Пересматривая «Беспокойство»

 

1.

 

Алехо Карпентьер однажды сказал: «Язык романа возникает из фактов, и факты с помощью этого языка создают действительность, расположенную в границах написанного». Это утверждение применимо и к фильмам Мануэла де Оливейры. Через большие и малые литературные формы в них рассказывается об истории Португалии и ностальгии по прошлому; о мифах и легендах; бессмертии и религии; байроновских героях и таинственных женщинах; о меланхоличных буржуа и бедняках, вынужденных мириться с несправедливостью мира.

О самом Оливейре сложно говорить из-за обширности его фильмографии, которая включает в себя едва ли не всю историю кино. Также сложно выделить лучшие фильмы режиссера.

«Беспокойство», правда, стоит особняком. Вся история здесь состоит из трех частей, в каждой из которых можно увидеть ключевые темы, присущие Оливейре, начиная с его звуковых фильмов и до последней на сегодня работы «Жебо и тень».

 

 

2.

 

Оливейра хотел снять фильм по пьесе Приста Монтейру «Бессмертные». Это и есть первая часть «Беспокойства». В ней рассказывается о двух известных ученых – уже немолодых отце и сыне. Чтобы сын не достиг той же дряхлости и старости, отец призывает его покончить с собой. Все последующее действие посвящено эти уговорам.

Из «Бессмертных» выходит очень короткий фильм, и Оливейра вспоминает о рассказе «Сьюзи» Антонио Патрисио, действие которого начинается в театре 30-х годов. После чего появился рассказ «Мать река» Аугустины Беса-Луис. Все три истории дополняют друг друга, что позволяет Оливейре проделать в фильме тот же фокус, которой недавно мы видели в «Табу» Мигеля Гомеша. Гомеш, как мы помним, рассказывал две связанные между собой истории, переход между которыми осуществлялся через закадровый рассказ одного из героев. У Оливейры связь более эфемерна и заключена скорее в общей теме бессмертия.

Важнее, впрочем, другое – в «Беспокойстве» (так же как и в «Табу») за основным рассказом скрывается второй пласт – скрытое путешествие по истории кино.

 

 

3.

 

Первая часть – «Бессмертные» – наиболее близка к нашему времени. Но именно в ней мы видим отсылки к театру, с его фарсовостью и особой манерой актерской игры. Хосе Пинто (отец) и Мигель Синтра (сын) проговаривают свои слова умышленно эмоционально и то и дело обращаются к невидимому зрителю. Тихая речь неуместна на сцене. Слова должны быть услышаны даже на верхних ярусах. При этом камера приравнивается к глазу театрального зрителя: он видит героя в декорациях, а в нужные моменты обращает внимание на ключевую деталь.

Кино продолжает традицию театра, но дополняет ее. Берет лучшее, позволяя отбросить все лишнее. Кино дает возможность сконцентрироваться на главном – взаимодействии героев в декорациях и истории, рассказанной режиссером.

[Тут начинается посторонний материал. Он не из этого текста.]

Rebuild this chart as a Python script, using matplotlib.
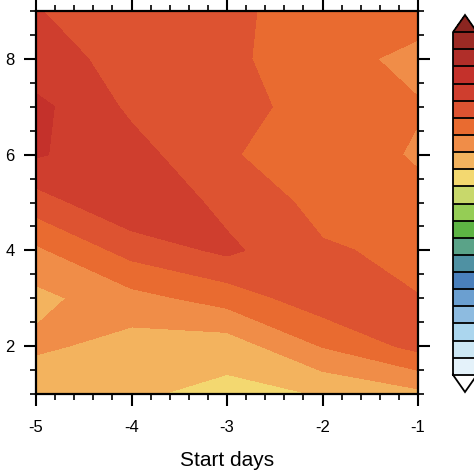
import numpy as np
import matplotlib.pyplot as plt
from matplotlib.colors import ListedColormap
from matplotlib.ticker import MultipleLocator

plt.rcParams['font.family'] = ['Liberation Sans', 'DejaVu Sans']
plt.rcParams['axes.unicode_minus'] = False

# grid: start day (x) vs lead day (y)
start_days = [-5, -4, -3, -2, -1]
lead_days = [1, 2, 3, 4, 5, 6, 7, 8, 9]

# one row per lead day (1..9), columns follow start_days
skill = [
    [0.599, 0.607, 0.585, 0.602, 0.635],
    [0.661, 0.628, 0.621, 0.702, 0.765],
    [0.635, 0.682, 0.720, 0.780, 0.751],
    [0.690, 0.768, 0.810, 0.755, 0.740],
    [0.7755, 0.845, 0.785, 0.735, 0.707],
    [0.8546, 0.819, 0.7557, 0.715, 0.697],
    [0.864, 0.790, 0.781, 0.715, 0.7018],
    [0.812, 0.790, 0.764, 0.7096, 0.6928],
    [0.803, 0.760, 0.7657, 0.715, 0.7108],
]

levels = np.arange(0.0, 1.0001, 0.05)

# low -> high; first is the "under" triangle, last the "over" triangle
palette = [
    "#ffffff",
    "#e4f2fa", "#cce7f4", "#abd6ee", "#8dbbe0", "#6b9fd0",
    "#4a80bc", "#4f91a3", "#5aa388", "#5db444", "#95cd55",
    "#c8d86b", "#f3d870", "#f3b35e", "#f08d48", "#e96b30",
    "#dd5331", "#cf3e2e", "#c4312b", "#b02e29", "#9c2a24",
    "#8b2520",
]

cmap = ListedColormap(palette[1:-1])
cmap.set_under(palette[0])
cmap.set_over(palette[-1])

X, Y = np.meshgrid(start_days, lead_days)
Z = np.array(skill)

fig = plt.figure(figsize=(4.74, 4.74), dpi=100)
ax = fig.add_axes([36 / 474, 80 / 474, 382 / 474, 383 / 474])
# the colour bar runs off the right edge of the figure, as in the source
cax = fig.add_axes([453 / 474, 82 / 474, 24 / 474, 377 / 474])

cs = ax.contourf(X, Y, Z, levels=levels, cmap=cmap, extend='both')
cs.set_edgecolor('face')
cs.set_linewidth(0.4)

ax.set_xlim(-5, -1)
ax.set_ylim(1, 9)
ax.set_xticks(start_days)
ax.set_xticklabels([str(d) for d in start_days])
ax.set_yticks([2, 4, 6, 8])
ax.set_yticklabels(["2", "4", "6", "8"])
ax.xaxis.set_minor_locator(MultipleLocator(0.2))
ax.yaxis.set_minor_locator(MultipleLocator(0.5))
ax.tick_params(which='both', direction='out', top=True, right=True, width=1.5)
ax.tick_params(which='major', length=8.5, labelsize=12)
ax.tick_params(which='minor', length=4.3, width=1.2)
ax.tick_params(axis='x', which='major', pad=10)
ax.tick_params(axis='y', which='major', pad=7)
for sp in ax.spines.values():
    sp.set_linewidth(1.6)
ax.set_xlabel("Start days", fontsize=15, labelpad=12)

cb = fig.colorbar(cs, cax=cax, drawedges=True)
cb.outline.set_linewidth(1.3)
cb.dividers.set_linewidth(1.3)
cb.dividers.set_color('k')
cb.set_ticks([])
cb.ax.minorticks_off()

fig.savefig("out.png", dpi=100)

Важная особенность Оливейры – он никогда не отказывается от театральной условности. Наоборот, с первых кадров спешит предупредить о ней. «Кино служит театру, а не наоборот», – словно утверждает Оливейра.

 

 

4.

 

Во второй части фильма («Сьюзи») – мы видим отсылки к роману. История любви молодого аристократа к проститутке по имени Сьюзи начинается там, где завершается пьеса – в театре. Здесь интонация стремится к минорной, меняется актерская игра, и сами герои теперь говорят довольно приглушенно.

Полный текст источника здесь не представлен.